[Entries with chart source code]
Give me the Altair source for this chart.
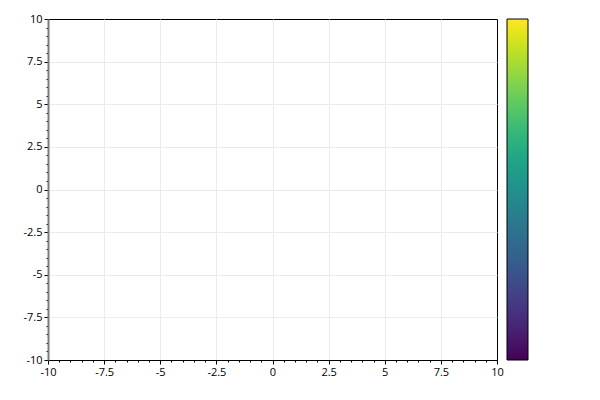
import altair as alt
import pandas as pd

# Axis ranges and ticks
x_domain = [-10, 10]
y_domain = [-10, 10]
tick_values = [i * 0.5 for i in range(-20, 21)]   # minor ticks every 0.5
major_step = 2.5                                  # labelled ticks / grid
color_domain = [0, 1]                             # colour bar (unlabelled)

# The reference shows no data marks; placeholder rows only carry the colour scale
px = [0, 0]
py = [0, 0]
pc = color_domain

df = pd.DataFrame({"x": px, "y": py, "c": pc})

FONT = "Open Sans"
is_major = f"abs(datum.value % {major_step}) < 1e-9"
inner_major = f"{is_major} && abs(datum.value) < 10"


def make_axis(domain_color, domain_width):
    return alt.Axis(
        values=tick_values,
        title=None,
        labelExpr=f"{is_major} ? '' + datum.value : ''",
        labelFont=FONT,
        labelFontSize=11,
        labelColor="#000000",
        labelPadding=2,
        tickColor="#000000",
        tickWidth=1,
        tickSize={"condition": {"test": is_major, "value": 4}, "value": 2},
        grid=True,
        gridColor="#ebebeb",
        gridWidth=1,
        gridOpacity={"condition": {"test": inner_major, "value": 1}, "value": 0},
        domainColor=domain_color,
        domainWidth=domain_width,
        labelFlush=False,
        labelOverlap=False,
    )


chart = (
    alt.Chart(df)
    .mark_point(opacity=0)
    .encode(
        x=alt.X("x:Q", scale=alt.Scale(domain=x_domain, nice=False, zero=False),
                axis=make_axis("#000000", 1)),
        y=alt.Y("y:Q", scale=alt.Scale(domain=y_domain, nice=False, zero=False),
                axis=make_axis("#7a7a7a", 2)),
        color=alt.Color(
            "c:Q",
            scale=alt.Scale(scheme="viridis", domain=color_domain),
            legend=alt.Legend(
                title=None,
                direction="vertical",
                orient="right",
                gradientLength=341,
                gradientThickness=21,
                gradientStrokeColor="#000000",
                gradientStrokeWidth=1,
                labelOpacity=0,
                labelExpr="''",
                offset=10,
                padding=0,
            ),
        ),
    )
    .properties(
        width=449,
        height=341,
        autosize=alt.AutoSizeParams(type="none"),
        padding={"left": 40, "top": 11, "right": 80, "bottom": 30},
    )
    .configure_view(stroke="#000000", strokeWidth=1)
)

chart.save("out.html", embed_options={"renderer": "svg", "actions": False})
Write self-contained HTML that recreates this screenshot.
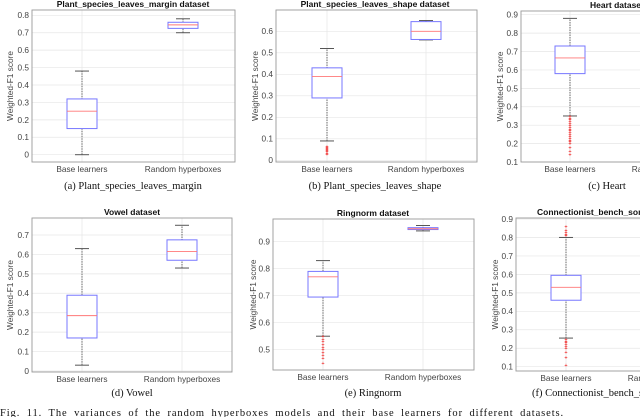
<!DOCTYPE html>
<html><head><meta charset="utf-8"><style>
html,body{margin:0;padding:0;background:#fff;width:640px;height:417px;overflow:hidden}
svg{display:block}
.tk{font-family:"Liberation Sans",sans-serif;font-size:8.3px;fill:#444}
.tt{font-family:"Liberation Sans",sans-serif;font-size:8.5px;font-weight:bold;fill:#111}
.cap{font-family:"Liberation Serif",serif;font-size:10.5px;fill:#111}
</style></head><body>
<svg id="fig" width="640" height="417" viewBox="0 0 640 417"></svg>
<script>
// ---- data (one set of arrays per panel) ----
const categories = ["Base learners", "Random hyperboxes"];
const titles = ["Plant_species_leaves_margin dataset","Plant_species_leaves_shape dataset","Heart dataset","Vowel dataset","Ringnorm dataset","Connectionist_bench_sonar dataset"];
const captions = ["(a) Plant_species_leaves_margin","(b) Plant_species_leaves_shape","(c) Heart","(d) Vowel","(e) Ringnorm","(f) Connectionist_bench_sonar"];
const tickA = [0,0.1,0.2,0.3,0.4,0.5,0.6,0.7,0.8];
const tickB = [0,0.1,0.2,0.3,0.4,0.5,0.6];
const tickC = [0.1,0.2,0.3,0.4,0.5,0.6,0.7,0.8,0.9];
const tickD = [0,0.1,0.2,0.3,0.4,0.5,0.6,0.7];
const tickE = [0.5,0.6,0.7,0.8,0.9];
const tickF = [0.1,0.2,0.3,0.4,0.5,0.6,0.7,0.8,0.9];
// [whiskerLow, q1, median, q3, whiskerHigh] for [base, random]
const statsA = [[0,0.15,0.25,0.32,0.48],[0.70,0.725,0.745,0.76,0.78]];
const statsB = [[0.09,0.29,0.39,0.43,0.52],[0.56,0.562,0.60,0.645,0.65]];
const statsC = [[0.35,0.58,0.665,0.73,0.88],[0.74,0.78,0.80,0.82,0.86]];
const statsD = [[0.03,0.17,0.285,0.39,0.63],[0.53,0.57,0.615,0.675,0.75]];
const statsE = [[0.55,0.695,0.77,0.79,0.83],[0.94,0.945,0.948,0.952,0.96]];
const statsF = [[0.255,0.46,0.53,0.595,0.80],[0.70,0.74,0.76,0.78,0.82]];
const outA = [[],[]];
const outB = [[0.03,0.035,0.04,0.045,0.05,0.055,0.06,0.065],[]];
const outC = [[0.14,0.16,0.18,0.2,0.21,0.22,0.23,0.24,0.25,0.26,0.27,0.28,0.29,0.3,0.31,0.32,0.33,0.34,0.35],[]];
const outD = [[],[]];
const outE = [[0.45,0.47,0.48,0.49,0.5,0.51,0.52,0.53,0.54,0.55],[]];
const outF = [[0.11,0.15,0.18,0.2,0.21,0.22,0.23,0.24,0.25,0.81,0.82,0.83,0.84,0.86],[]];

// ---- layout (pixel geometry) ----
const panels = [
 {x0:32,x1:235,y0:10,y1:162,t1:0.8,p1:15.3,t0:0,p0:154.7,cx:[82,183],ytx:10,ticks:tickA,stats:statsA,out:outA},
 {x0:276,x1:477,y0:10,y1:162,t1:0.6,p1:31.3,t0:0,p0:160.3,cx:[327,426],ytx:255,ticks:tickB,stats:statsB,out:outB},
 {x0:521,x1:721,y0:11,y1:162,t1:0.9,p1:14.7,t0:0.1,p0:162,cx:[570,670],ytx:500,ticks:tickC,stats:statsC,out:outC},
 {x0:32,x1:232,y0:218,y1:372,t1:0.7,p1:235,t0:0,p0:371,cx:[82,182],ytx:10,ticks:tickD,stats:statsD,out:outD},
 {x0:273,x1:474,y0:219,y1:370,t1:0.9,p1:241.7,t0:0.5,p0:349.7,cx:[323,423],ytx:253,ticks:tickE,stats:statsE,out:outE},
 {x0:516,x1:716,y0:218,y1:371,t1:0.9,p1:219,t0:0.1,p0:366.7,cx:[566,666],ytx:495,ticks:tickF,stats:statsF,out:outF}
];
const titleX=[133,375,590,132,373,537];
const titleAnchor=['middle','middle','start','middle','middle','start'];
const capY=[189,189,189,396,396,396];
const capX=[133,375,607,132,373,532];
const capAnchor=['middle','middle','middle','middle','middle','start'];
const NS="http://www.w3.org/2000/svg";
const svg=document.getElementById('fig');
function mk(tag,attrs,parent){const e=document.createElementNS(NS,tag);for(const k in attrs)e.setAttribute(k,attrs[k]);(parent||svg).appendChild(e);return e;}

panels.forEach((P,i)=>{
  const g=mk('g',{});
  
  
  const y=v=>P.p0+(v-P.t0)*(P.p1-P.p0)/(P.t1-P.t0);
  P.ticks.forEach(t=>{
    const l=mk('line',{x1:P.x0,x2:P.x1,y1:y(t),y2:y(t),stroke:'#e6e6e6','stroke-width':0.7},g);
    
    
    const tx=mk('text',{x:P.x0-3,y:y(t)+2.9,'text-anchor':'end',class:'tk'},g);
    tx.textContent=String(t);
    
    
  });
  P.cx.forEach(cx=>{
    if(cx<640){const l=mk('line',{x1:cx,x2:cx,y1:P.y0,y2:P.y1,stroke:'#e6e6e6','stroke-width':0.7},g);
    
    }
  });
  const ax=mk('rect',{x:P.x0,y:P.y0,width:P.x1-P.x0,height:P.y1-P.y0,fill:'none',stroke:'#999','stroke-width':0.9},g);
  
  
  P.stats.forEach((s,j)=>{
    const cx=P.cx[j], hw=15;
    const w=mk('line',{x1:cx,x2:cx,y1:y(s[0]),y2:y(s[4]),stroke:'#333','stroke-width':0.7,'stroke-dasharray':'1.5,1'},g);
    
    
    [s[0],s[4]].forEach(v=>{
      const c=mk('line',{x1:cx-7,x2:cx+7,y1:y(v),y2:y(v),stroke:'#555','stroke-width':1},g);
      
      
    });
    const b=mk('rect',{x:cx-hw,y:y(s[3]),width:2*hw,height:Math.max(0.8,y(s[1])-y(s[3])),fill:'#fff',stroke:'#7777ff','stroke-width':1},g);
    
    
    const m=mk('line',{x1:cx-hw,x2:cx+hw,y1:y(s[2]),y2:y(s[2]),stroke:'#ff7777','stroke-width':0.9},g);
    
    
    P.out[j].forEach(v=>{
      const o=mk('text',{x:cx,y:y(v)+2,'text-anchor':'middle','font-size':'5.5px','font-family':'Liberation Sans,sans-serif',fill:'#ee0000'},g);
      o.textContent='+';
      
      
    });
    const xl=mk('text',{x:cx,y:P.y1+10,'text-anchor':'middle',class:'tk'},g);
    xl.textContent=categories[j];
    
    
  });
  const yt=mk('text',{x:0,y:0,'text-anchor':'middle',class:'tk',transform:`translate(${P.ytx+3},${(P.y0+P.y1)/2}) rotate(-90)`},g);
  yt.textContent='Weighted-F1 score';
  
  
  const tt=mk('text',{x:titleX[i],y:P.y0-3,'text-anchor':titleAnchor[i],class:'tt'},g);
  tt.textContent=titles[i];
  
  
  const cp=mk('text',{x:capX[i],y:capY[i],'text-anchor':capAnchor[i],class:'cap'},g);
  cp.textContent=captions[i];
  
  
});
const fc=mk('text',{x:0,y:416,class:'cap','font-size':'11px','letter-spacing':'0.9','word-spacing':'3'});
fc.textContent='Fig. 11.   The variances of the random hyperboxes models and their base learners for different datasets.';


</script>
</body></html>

**DIRECTIONS FOR THIS TASK**
Go from the first line of the data above to the line containing "import pandas as pd" and retype exactly those lines, both included, but none of the pictures.

**WRITTEN RESPONSE**
Give me the Altair source for this chart.
import altair as alt
import pandas as pd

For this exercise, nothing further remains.